In privately funded cases, if you are not able to be available to attend, or to be on standby, you should instruct your advocate as to the reasons why you will not be available. These may be professional reasons, for example that you will be engaged on other work at the proposed time, or personal reasons, such as health issues or care responsibilities that preclude an early start or late finish.
You may want to avoid having the same advocate that you have instructed in two separate cases listing these cases on the same day, to avoid a very long day for both you as the litigator and them as advocate.
If your client’s case is funded under the Legal Aid Agency Litigators’ Graduated Fee Scheme, there is no fee for you to either attend court or be on standby. You will however need to let your advocate know if you are not going to be on standby as they may expect this.
If your client is paying privately for your services you will need to discuss and agree with your client any fee to take into account the extended times you will be in court or on standby, during the extended times.

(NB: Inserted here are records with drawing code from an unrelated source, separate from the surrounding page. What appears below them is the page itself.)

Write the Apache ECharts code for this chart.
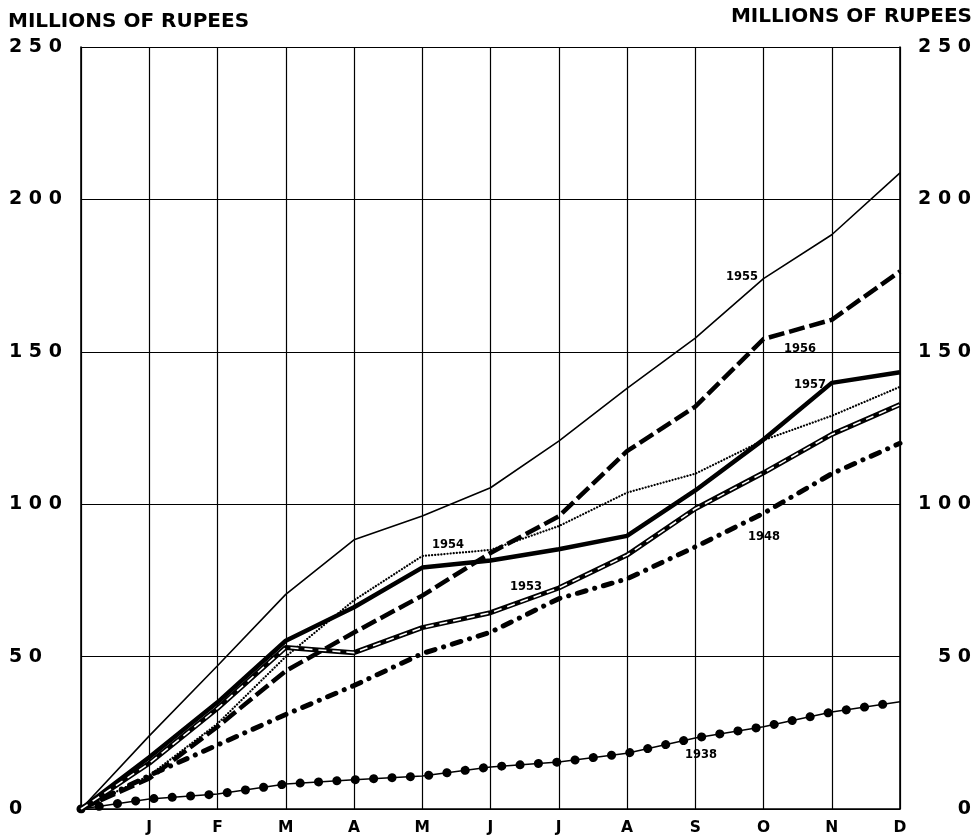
<!DOCTYPE html>
<html>
<head>
<meta charset="utf-8">
<script src="https://cdn.jsdelivr.net/npm/echarts@6/dist/echarts.min.js"></script>
<style>
html,body{margin:0;padding:0;background:#fff;}
#c{width:977px;height:836px;}
</style>
</head>
<body>
<div id="c"></div>
<script>
// ---- data ----
var months = ['', 'J', 'F', 'M', 'A', 'M', 'J', 'J', 'A', 'S', 'O', 'N', 'D'];
var yTicks = [0, 50, 100, 150, 200, 250];
var y1938 = [0, 3.3, 4.9, 8.2, 9.6, 10.8, 13.8, 15.4, 18.3, 23.3, 27, 31.8, 35.2];
var y1948 = [0, 11, 21, 31, 40.5, 51, 58, 69, 75.5, 86, 97, 110, 120];
var y1953 = [0, 15, 33, 53, 51.3, 59.5, 64.4, 72.5, 83.3, 98.5, 110.3, 122.9, 132.7];
var y1954 = [0, 11, 28, 50, 68.5, 83, 85, 92.8, 103.8, 110, 121, 129, 138.5];
var y1955 = [0, 24, 47, 70.4, 88.3, 96.1, 105.4, 120.7, 138, 154.5, 174, 188.4, 208.7];
var y1956 = [0, 10, 27, 45.3, 57.9, 70, 84, 96, 117.4, 132, 154.2, 160.5, 176.4];
var y1957 = [0, 17, 35, 55.2, 66.2, 79.2, 81.5, 85.2, 89.6, 104.5, 121.2, 139.8, 143.3];
var unitName = 'MILLIONS OF RUPEES';

function pts(arr) { return arr.map(function (v, i) { return [i, v]; }); }

var chart = echarts.init(document.getElementById('c'), null, { renderer: 'canvas' });
var labFont = { fontFamily: 'DejaVu Sans', fontWeight: 'bold', fontSize: 19, color: '#000' };
function spaced(v) { return String(v).split('').join(' '); }

function lineSeries(data, style, z) {
  return {
    type: 'line', data: pts(data), symbol: 'none', silent: true, z: z || 2,
    lineStyle: style, animation: false
  };
}

var series = [
  lineSeries(y1938, { color: '#000', width: 1.5 }, 2),
  lineSeries(y1938, { color: '#000', width: 9, type: [0.1, 18.3], cap: 'round' }, 3),
  lineSeries(y1948, { color: '#000', width: 5, type: [9, 9, 0.1, 9], cap: 'round' }, 3),
  lineSeries(y1953, { color: '#000', width: 5 }, 3),
  lineSeries(y1953, { color: '#fff', width: 1.6, type: [8, 6] }, 4),
  lineSeries(y1954, { color: '#000', width: 2.2, type: [0.1, 3], cap: 'round' }, 3),
  lineSeries(y1955, { color: '#000', width: 1.6 }, 3),
  lineSeries(y1956, { color: '#000', width: 4.5, type: [16, 5] }, 3),
  lineSeries(y1957, { color: '#000', width: 4.5, join: 'round' }, 3)
];

var yearLabels = [
  ['1955', 742, 277], ['1956', 800, 349], ['1957', 810, 385],
  ['1954', 448, 545], ['1953', 526, 587], ['1948', 764, 537], ['1938', 701, 755]
];

var graphics = yearLabels.map(function (l) {
  return {
    type: 'text', x: l[1], y: l[2], z: 10,
    style: { text: l[0], fontFamily: 'DejaVu Sans', fontWeight: 'bold', fontSize: 11.5, fill: '#000', align: 'center', verticalAlign: 'middle' }
  };
});
graphics.push({ type: 'text', left: 8, top: 12, style: { text: unitName, fontFamily: 'DejaVu Sans', fontWeight: 'bold', fontSize: 20, fill: '#000' } });
graphics.push({ type: 'text', right: 5, top: 7, style: { text: unitName, fontFamily: 'DejaVu Sans', fontWeight: 'bold', fontSize: 20, fill: '#000' } });

var yAxisCommon = {
  type: 'value', min: 0, max: 250, interval: 50,
  axisLine: { show: true, lineStyle: { color: '#000', width: 1.6 } },
  axisTick: { show: false },
  splitLine: { show: true, lineStyle: { color: '#000', width: 1.2 } }
};

chart.setOption({
  animation: false,
  backgroundColor: '#fff',
  grid: { left: 81, right: 77, top: 47, bottom: 26, containLabel: false },
  xAxis: {
    type: 'value', min: 0, max: 12, interval: 1,
    axisLine: { show: true, onZero: false, lineStyle: { color: '#000', width: 1.6 } },
    axisTick: { show: false },
    splitLine: { show: true, lineStyle: { color: '#000', width: 1.2 } },
    axisLabel: {
      margin: 11, fontFamily: 'DejaVu Sans', fontWeight: 'bold', fontSize: 15.5, color: '#000',
      formatter: function (v) { return months[v] || ''; }
    }
  },
  yAxis: [
    Object.assign({}, yAxisCommon, {
      position: 'left',
      axisLabel: Object.assign({}, labFont, { align: 'left', margin: 72, formatter: spaced })
    }),
    Object.assign({}, yAxisCommon, {
      position: 'right',
      splitLine: { show: false },
      axisLabel: Object.assign({}, labFont, { align: 'right', margin: 71, formatter: spaced })
    })
  ],
  series: series,
  graphic: graphics
});
</script>
</body>
</html>
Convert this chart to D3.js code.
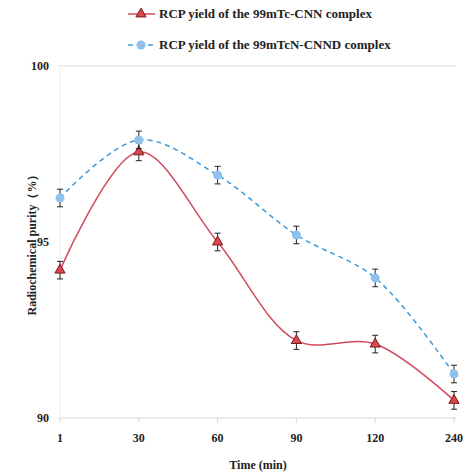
<!DOCTYPE html><html><head><meta charset="utf-8"><script src="https://cdn.jsdelivr.net/npm/d3@7"></script>
<style>body{margin:0;background:#fff}</style></head><body><svg id="c" width="474" height="474"></svg>
<script>
const categories=["1","30","60","90","120","240"];
const redValues=[94.2,97.56,95.0,92.2,92.1,90.5];
const blueValues=[96.25,97.9,96.9,95.2,93.98,91.25];
const errors=[0.25,0.25,0.25,0.25,0.25,0.25];
const yTicks=[90,95,100];
const svg=d3.select("#c");
const font="Liberation Serif";
const x=d3.scalePoint().domain(categories).range([60,454]);
const y=d3.scaleLinear().domain([90,100]).range([418,66]);
svg.append("line").attr("x1",58).attr("x2",456).attr("y1",y(100)).attr("y2",y(100)).attr("stroke","#d9d9d9");
svg.append("line").attr("x1",58).attr("x2",456).attr("y1",y(90)).attr("y2",y(90)).attr("stroke","#d9d9d9");
svg.append("line").attr("x1",60).attr("x2",60).attr("y1",y(100)).attr("y2",y(90)).attr("stroke","#eee");
categories.forEach(c=>svg.append("line").attr("x1",x(c)).attr("x2",x(c)).attr("y1",418).attr("y2",423).attr("stroke","#d9d9d9"));
svg.selectAll(".yt").data(yTicks).enter().append("text").attr("x",49).attr("y",d=>y(d)+4).attr("text-anchor","end")
 .attr("font-family",font).attr("font-weight","bold").attr("font-size",12).attr("fill","#222").text(d=>d);
svg.selectAll(".xt").data(categories).enter().append("text").attr("x",d=>x(d)).attr("y",442).attr("text-anchor","middle")
 .attr("font-family",font).attr("font-weight","bold").attr("font-size",12).attr("fill","#222").text(d=>d);
svg.append("text").attr("transform","translate(36,242) rotate(-90)").attr("text-anchor","middle").attr("font-family",font)
 .attr("font-weight","bold").attr("font-size",12).attr("fill","#222").text("Radiochemical purity（%）");
svg.append("text").attr("x",258).attr("y",469).attr("text-anchor","middle").attr("font-family",font)
 .attr("font-weight","bold").attr("font-size",12).attr("fill","#222").text("Time (min)");
const line=d3.line().x((d,i)=>x(categories[i])).y(d=>y(d)).curve(d3.curveCatmullRom);
function series(vals,color,dash,sym){
 svg.append("path").attr("d",line(vals)).attr("fill","none").attr("stroke",color).attr("stroke-width",1.5).attr("stroke-dasharray",dash);
 vals.forEach((v,i)=>{const cx=x(categories[i]);
  svg.append("line").attr("x1",cx).attr("x2",cx).attr("y1",y(v+errors[i])).attr("y2",y(v-errors[i])).attr("stroke","#222");
  [v+errors[i],v-errors[i]].forEach(e=>svg.append("line").attr("x1",cx-3).attr("x2",cx+3).attr("y1",y(e)).attr("y2",y(e)).attr("stroke","#222"));
  sym(cx,y(v));});
}
const tri=(cx,cy)=>svg.append("path").attr("d",d3.symbol(d3.symbolTriangle,45)()).attr("transform",`translate(${cx},${cy})`).attr("fill","#d9474f").attr("stroke","#7a1a20");
const dot=(cx,cy)=>svg.append("circle").attr("cx",cx).attr("cy",cy).attr("r",4.5).attr("fill","#8fc1ec");
series(redValues,"#d14a5e",null,tri);
series(blueValues,"#3d9ad8","5,4",dot);
svg.append("line").attr("x1",128).attr("x2",155).attr("y1",14).attr("y2",14).attr("stroke","#d14a5e").attr("stroke-width",1.5);
tri(141,14);
svg.append("text").attr("x",159).attr("y",18).attr("font-family",font).attr("font-weight","bold").attr("font-size",13).attr("fill","#222").text("RCP yield of the 99mTc-CNN complex");
svg.append("line").attr("x1",128).attr("x2",155).attr("y1",45).attr("y2",45).attr("stroke","#3d9ad8").attr("stroke-width",1.5).attr("stroke-dasharray","5,5");
dot(141,45);
svg.append("text").attr("x",159).attr("y",49).attr("font-family",font).attr("font-weight","bold").attr("font-size",13).attr("fill","#222").text("RCP yield of the 99mTcN-CNND complex");
</script></body></html>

Paragraph 8.7 of the Solicitors Regulation Authority (SRA) Code of Conduct for Solicitors states that clients should receive the best possible information about how their matter will be priced, both at the time of engagement and when appropriate as their matter progresses, about the likely overall cost of the matter and any costs incurred.
You may need to make arrangements with any of your salaried staff acting in cases that are listed with extended hours as to payments for overtime or other arrangements such as time off in lieu.
If you are changing the terms and conditions of an employment contract, which often include standard working hours, you will need to get the agreement of the employee.
You should be aware of your duties as an employer, under the equalities legislation, to ensure that in deploying your staff and making adjustments to their contract you do not unlawfully discriminate against them. It is best to have clear policies on how out-of-hours work will be staffed and remunerated to ensure you have a consistent approach to all staff.
To best understand your capacity to match out-of-hours demands it may be useful to record who is prepared to work when before the pilot begins. It is possible that some members of staff are unable to work outside their normal hours due to care commitments.
At the plea and case management hearing you should make submissions to the court as to whether the case is one in which extended hours may be appropriate or not, depending on the circumstances of your client and their health, employment and caring responsibilities, and the circumstances of your health and caring responsibilities.
If you are employed by your firm, you should discuss with your employer payments for overtime or other arrangements such as time off in lieu to compensate you for any work outside the terms of your contract of employment. Some firms will have decided their policies on these matters before the pilot starts.
If you are a freelance solicitor advocate you may wish to take into account the extended hours in negotiating your fee with your instructing solicitors, bearing in mind that each court day will be shorter than usual for the individual case.
The trial is likely to take place over more days when compared with a trial that proceeds during traditional hours of two full sessions each day.